Robert Barnette, president of the Virginia NAACP, told WTVR that “there is a probability that when you bring on prosecutors for voting, it intimidates people, intimidates especially people of color. When maybe they're not sure whether they can vote or not, and if they do go ahead and vote, they may be arrested and prosecuted.”
National Chairman of the Election Transparency Initiative Ken Cuccinelli says the NAACP's action is “an anti-election integrity stunt” taken because of the Democratic Party’s “declining support among minority voters.”
“Unfortunately, the Virginia Chapter of the NAACP seeks to abandon its historic protection of voting rights in favor of its preferred left-wing election outcomes,” Cuccinelli, former Virginia Attorney General, told Old Dominion News. “The reality is that elections are setting records for diversity and turnout. Never before has it been easier to register and vote than it is today for voters of all types. That’s a measure of progress of which we should all be proud.”
Miyares created the integrity unit in mid-September to “provide advice, support, and resources to ensure that Virginia election law continues to be applied in a uniform manner, and increase confidence in our state elections," according to a statement from his office.
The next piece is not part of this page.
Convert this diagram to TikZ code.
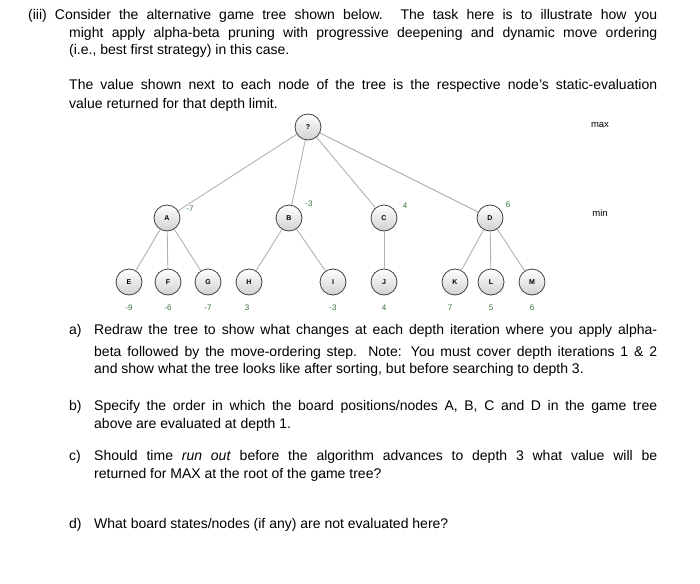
\documentclass[tikz,border=0pt]{standalone}
\usepackage{fontspec}
\setmainfont{Liberation Sans}
\begin{document}
\begin{tikzpicture}[x=1pt,y=-1pt,
  tn/.style={circle,draw=black!75,line width=0.8pt,inner sep=0pt,minimum size=26pt,top color=white,bottom color=black!18,font=\fontsize{7}{8}\selectfont\bfseries},
  edge/.style={draw=black!30,line width=0.9pt},
  val/.style={text=green!30!black!80,font=\fontsize{8}{9}\selectfont},
  lvl/.style={font=\fontsize{9.5}{11}\selectfont},
  ln/.style={anchor=base west,inner sep=0pt,font=\fontsize{14}{16}\selectfont}]
\useasboundingbox (0,0) rectangle (700,583);
% text
\node[ln] (t1) at (28,20) {\hbox to 629pt{(iii) Consider the alternative game tree shown below. The task here is to illustrate how you}};
\node[ln] (t2) at (69,38) {\hbox to 588pt{might apply alpha-beta pruning with progressive deepening and dynamic move ordering}};
\node[ln] (t3) at (69,55) {(i.e., best first strategy) in this case.};
\node[ln] (t4) at (69,90) {\hbox to 588pt{The value shown next to each node of the tree is the respective node’s static-evaluation}};
\node[ln] (t5) at (69,108) {value returned for that depth limit.};
\node[ln] (a0) at (69,334) {a)};
\node[ln] (a1) at (94,334) {\hbox to 563pt{Redraw the tree to show what changes at each depth iteration where you apply alpha-}};
\node[ln] (a2) at (94,356) {\hbox to 563pt{beta followed by the move-ordering step. Note: You must cover depth iterations 1 \& 2}};
\node[ln] (a3) at (94,373) {and show what the tree looks like after sorting, but before searching to depth 3.};
\node[ln] (b0) at (69,410) {b)};
\node[ln] (b1) at (94,410) {\hbox to 563pt{Specify the order in which the board positions/nodes A, B, C and D in the game tree}};
\node[ln] (b2) at (94,428) {above are evaluated at depth 1.};
\node[ln] (c0) at (69,460) {c)};
\node[ln] (c1) at (94,460) {\hbox to 563pt{Should time \emph{run out} before the algorithm advances to depth 3 what value will be}};
\node[ln] (c2) at (94,478) {returned for MAX at the root of the game tree?};
\node[ln] (d0) at (69,528) {d)};
\node[ln] (d1) at (94,528) {What board states/nodes (if any) are not evaluated here?};
% tree
\node[tn] (R) at (308,127) {?};
\node[tn] (A) at (167,218) {A};
\node[tn] (B) at (289,218) {B};
\node[tn] (C) at (384,218) {C};
\node[tn] (D) at (490,218) {D};
\foreach \n/\x in {E/129,F/168,G/208,H/249,I/333,J/384,K/455,L/491,M/532}
  \node[tn] (\n) at (\x,282) {\n};
\foreach \p/\c in {R/A,R/B,R/C,R/D,A/E,A/F,A/G,B/H,B/I,C/J,D/K,D/L,D/M}
  \path[edge] (\p) -- (\c);
\node[val] (vA) at (190,209) {-7};
\node[val] (vB) at (309,204) {-3};
\node[val] (vC) at (405,206) {4};
\node[val] (vD) at (508,205) {6};
\foreach \v/\x/\t in {E/129/-9,F/168/-6,G/208/-7,H/247/3,I/333/-3,J/384/4,K/450/7,L/491/5,M/532/6}
  \node[val] (v\v) at (\x,308) {\t};
\node[lvl] (mx) at (600,125) {max};
\node[lvl] (mn) at (600,213) {min};
\end{tikzpicture}
\end{document}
Similar charges of voter suppression were made after some states enacted election reform laws after the 2020 general election, where the use of mail ballots exploded during the pandemic. In Georgia, Republican Gov. Brian Kemp signed a sweeping election reform bill in March 2021. It added, among other changes, a voter ID requirement for mail ballots.
President Joe Biden called the new law “Jim Crow in the 21st Century,” referring to the voter suppression laws in the early 20th Century that were popular in some states. The Department of Justice sued Georgia over the law.
Republican members of the U.S. House Administration Committee urged Biden to apologize for his earlier comments.
"In the interest of ensuring American voters may have confidence in elections processes and outcomes, we demand you immediately cease spreading election misinformation, rescind your previous statements, and apologize to the American public," the lawmakers wrote in a letter to Biden obtained first by the Washington Examiner.
Cuccinelli said that real voter suppression occurred in Virginia when in 1902 the commonwealth’s Constitution imposed poll taxes, literacy tests and even a civics test as hurdles to voter registration and voting, “all intended to deny as many black citizens access to voting as possible.”
“That same constitution also employed devices to allow illiterate whites onto the voter rolls,” he said.